Banana Pudding Pie
- 60 Nilla Wafers, crushed into coarse crumbs
- 3 T. granulated sugar (optional, I think the cookies are sweet enough)
- 8 T. (1 stick) unsalted butter, melted
- 2-3 ripe bananas, sprinkle with lemon juice to avoid browning
- 1/2 c. granulated sugar
- 1/4 c. cornstarch
- 1/2 t. coarse kosher salt
- 2 c. whole milk
- 4 large egg yolks
- 2 T. unsalted butter
- 1 t. pure vanilla extract
- topping:3 variations
- 1 c. heavy cream
- 2 T. powdered sugar
- Meringue (your recipe)
- Vanilla Waffer crumbs
To make crust:
Combine Nilla Wafer crumbs, 3 T. sugar, and melted butter in a bowl. Mix well and press into pie plate bake at 350 till golden brown
To make filling:
In a large, heavy saucepan, combine sugar, cornstarch, salt, milk, and egg yolks. Whisk together until well blended.

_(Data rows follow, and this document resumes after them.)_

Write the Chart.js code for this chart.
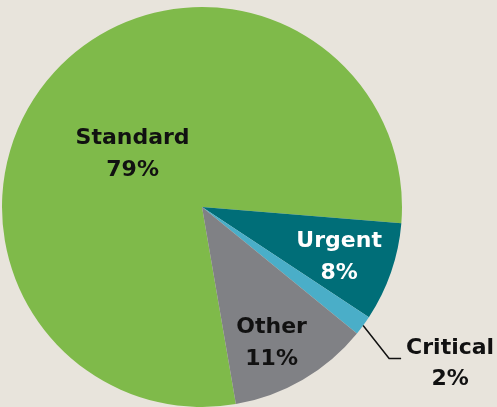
<!DOCTYPE html>
<html>
<head>
<meta charset="utf-8">
<script src="https://cdn.jsdelivr.net/npm/chart.js@4/dist/chart.umd.min.js"></script>
<style>
  html, body { margin: 0; padding: 0; background: #e8e4dc; }
  canvas { display: block; }
</style>
</head>
<body>
<canvas id="pieChart" width="497" height="407"></canvas>
<script>
const categories = ['Standard', 'Urgent', 'Critical', 'Other'];
const shares = [79, 8, 1.6, 11.4];

const colors = ['#7fba4a', '#006e78', '#4aaec8', '#808185'];
const textColors = ['#111111', '#ffffff', '#111111', '#111111'];
// label placement: fraction of radius along the slice middle, plus a small nudge
const labelRadius = [0.45, 0.72, 0, 0.76];
const labelNudge = [[-3, 8], [1, 3], [0, 0], [-7, 5]];

const total = shares.reduce((a, b) => a + b, 0);
const pct = v => Math.round(v / total * 100) + '%';

const sliceLabels = {
  id: 'sliceLabels',
  afterDatasetsDraw(chart) {
    const { ctx } = chart;
    const arcs = chart.getDatasetMeta(0).data;
    ctx.save();
    ctx.font = 'bold 22px "DejaVu Sans"';
    ctx.textAlign = 'center';
    ctx.textBaseline = 'middle';
    arcs.forEach((arc, i) => {
      const { x, y, startAngle, endAngle, outerRadius } = arc.getProps(['x', 'y', 'startAngle', 'endAngle', 'outerRadius'], true);
      const mid = (startAngle + endAngle) / 2;
      ctx.fillStyle = textColors[i];
      if (labelRadius[i] > 0) {
        const r = outerRadius * labelRadius[i];
        const lx = x + Math.cos(mid) * r + labelNudge[i][0];
        const ly = y + Math.sin(mid) * r + labelNudge[i][1];
        ctx.fillText(categories[i], lx, ly - 16);
        ctx.fillText(pct(shares[i]), lx, ly + 16);
      } else {
        // small slice: leader line out to the right
        const ex = x + Math.cos(mid) * outerRadius;
        const ey = y + Math.sin(mid) * outerRadius;
        const kx = ex + 26, ky = ey + 33;
        ctx.strokeStyle = '#111111';
        ctx.lineWidth = 1.5;
        ctx.beginPath();
        ctx.moveTo(ex, ey);
        ctx.lineTo(kx, ky);
        ctx.lineTo(kx + 12, ky);
        ctx.stroke();
        const tx = kx + 61;
        ctx.fillText(categories[i], tx, ky - 10);
        ctx.fillText(pct(shares[i]), tx, ky + 21);
      }
    });
    ctx.restore();
  }
};

new Chart(document.getElementById('pieChart'), {
  type: 'pie',
  data: {
    labels: categories,
    datasets: [{
      data: shares,
      backgroundColor: colors,
      borderWidth: 0
    }]
  },
  options: {
    responsive: false,
    animation: false,
    rotation: 170.25,
    layout: { padding: { left: 2, right: 95, top: 7, bottom: 0 } },
    plugins: {
      legend: { display: false },
      tooltip: { enabled: false }
    }
  },
  plugins: [sliceLabels]
});
</script>
</body>
</html>
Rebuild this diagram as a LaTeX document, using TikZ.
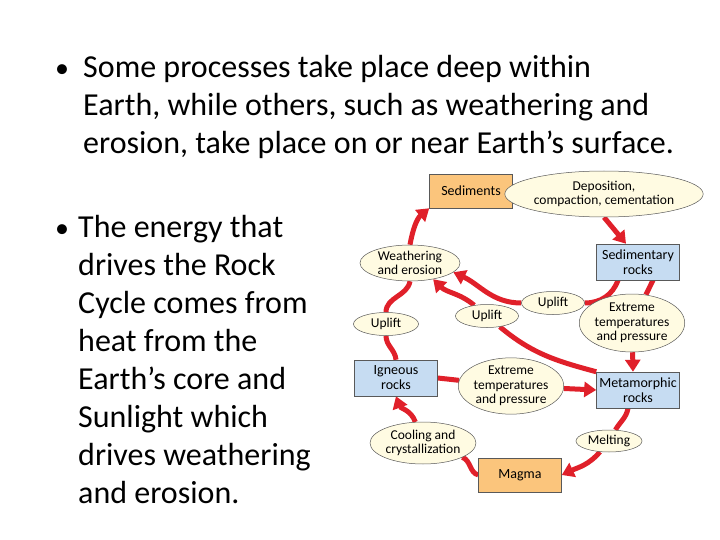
\documentclass[tikz,border=0pt]{standalone}
\usepackage{fontspec}
\setmainfont{Carlito}
\usetikzlibrary{arrows.meta,shapes.geometric,backgrounds}
\definecolor{arr}{HTML}{E0202A}
\definecolor{oran}{HTML}{FBC57C}
\definecolor{blu}{HTML}{C6DCF2}
\definecolor{ell}{HTML}{FFFBE2}
\begin{document}
\begin{tikzpicture}[x=1pt,y=-1pt,
  txt/.style={anchor=base west,font=\fontsize{32}{34}\selectfont,inner sep=0},
  bul/.style={anchor=base,font=\fontsize{28}{30}\selectfont,inner sep=0},
  obox/.style={draw=gray!70!black,line width=0.5pt,fill=oran,minimum width=83pt,minimum height=34pt,align=center,font=\fontsize{14}{15}\selectfont},
  bbox/.style={draw=gray!70!black,line width=0.5pt,fill=blu,minimum width=83pt,minimum height=36pt,align=center,font=\fontsize{14}{15}\selectfont,inner sep=1pt},
  oval/.style={ellipse,draw=gray!70!black,line width=0.5pt,fill=ell,align=center,font=\fontsize{13.5}{14.5}\selectfont,inner sep=0pt},
  flow/.style={draw=arr,line width=5pt},
  tip/.style={-{Triangle[length=12pt,width=15pt]}}]
\useasboundingbox (0,0) rectangle (720,540);
% text
\node[bul] (b1) at (62,78) {•};
\node[txt] (t1) at (83,78) {Some processes take place deep within};
\node[txt] (t2) at (83,116) {Earth, while others, such as weathering and};
\node[txt] (t3) at (83,154) {erosion, take place on or near Earth’s surface.};
\node[bul] (b2) at (62,237) {•};
\node[txt] (s1) at (78,237) {The energy that};
\node[txt] (s2) at (78,275) {drives the Rock};
\node[txt] (s3) at (78,313) {Cycle comes from};
\node[txt] (s4) at (78,351) {heat from the};
\node[txt] (s5) at (78,389) {Earth’s core and};
\node[txt] (s6) at (78,427) {Sunlight which};
\node[txt] (s7) at (78,465) {drives weathering};
\node[txt] (s8) at (78,503) {and erosion.};
% diagram nodes
\node[obox] (sed) at (471,191) {Sediments};
\node[oval,minimum width=156pt,minimum height=46pt] (dep) at (604,194) {Deposition,\\compaction, cementation};
\node[bbox] (sedr) at (638,262) {Sedimentary\\rocks};
\node[oval,minimum width=100pt,minimum height=36pt] (wea) at (410,263) {Weathering\\and erosion};
\node[oval,minimum width=63pt,minimum height=23pt] (up2) at (553,303) {Uplift};
\node[oval,minimum width=63pt,minimum height=23pt] (up3) at (487,316) {Uplift};
\node[oval,minimum width=65pt,minimum height=23pt] (up1) at (386,324) {Uplift};
\node[oval,minimum width=94pt,minimum height=58pt] (ext1) at (632,323) {Extreme\\temperatures\\and pressure};
\node[bbox] (ign) at (396,378) {Igneous\\rocks};
\node[oval,minimum width=92pt,minimum height=53pt] (ext2) at (511,386) {Extreme\\temperatures\\and pressure};
\node[bbox] (meta) at (638,390) {Metamorphic\\rocks};
\node[oval,minimum width=66pt,minimum height=22pt] (melt) at (609,441) {Melting};
\node[oval,minimum width=100pt,minimum height=42pt] (cool) at (423,443) {Cooling and\\crystallization};
\node[obox] (mag) at (520,475) {Magma};
\begin{scope}[on background layer]
\draw[flow] (sed.east) -- (dep.west);
\draw[flow,tip] (dep.south) -- ([xshift=-12pt]sedr.north);
\draw[flow,tip] ([xshift=-20pt]sedr.south) to[out=-110,in=0] (up2) to[out=180,in=-25] (wea.-12);
\draw[flow,tip] ([xshift=15pt]sedr.south) -- (ext1) -- ([xshift=-5pt]meta.north);
\draw[flow,tip] (meta.north west) to[out=165,in=-40] (up3) to[out=140,in=-45] (wea.-35);
\draw[flow,tip] (ign.east) -- (ext2) -- (meta.west);
\draw[flow,tip] ([xshift=-10pt]meta.south) to[out=-100,in=60] (melt) to[out=-130,in=25] (mag.east);
\draw[flow,tip] (mag.west) to[out=165,in=-20] (cool) to[out=110,in=-70] (ign.south);
\draw[flow] (ign.north) to[out=95,in=-90] (up1) to[out=90,in=-100] (wea.south);
\draw[flow,tip] (wea.north) to[out=80,in=-140] (sed.south west);
\end{scope}
\end{tikzpicture}
\end{document}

Cook mixture over med.-low heat, whisking constantly, until it is thick and starting to bubble. Watch it carefully because once it starts to thickens it changes very quickly, at that point. Remove from heat and stir in butter until melted. Stir in vanilla. Pour hot filling into Nilla Wafer pie crust.
To make topping:
Just before serving pie, whip heavy cream until it begins to thicken. Add powdered sugar and continue to whip until soft peaks form. Do not over whip: cream should not form stiff peaks.
Garnish with additional banana slices or crushed Nilla Wafers, if desired. Serve immediately. Pie will keep for up to two days in refrigerator, but is best eaten right away.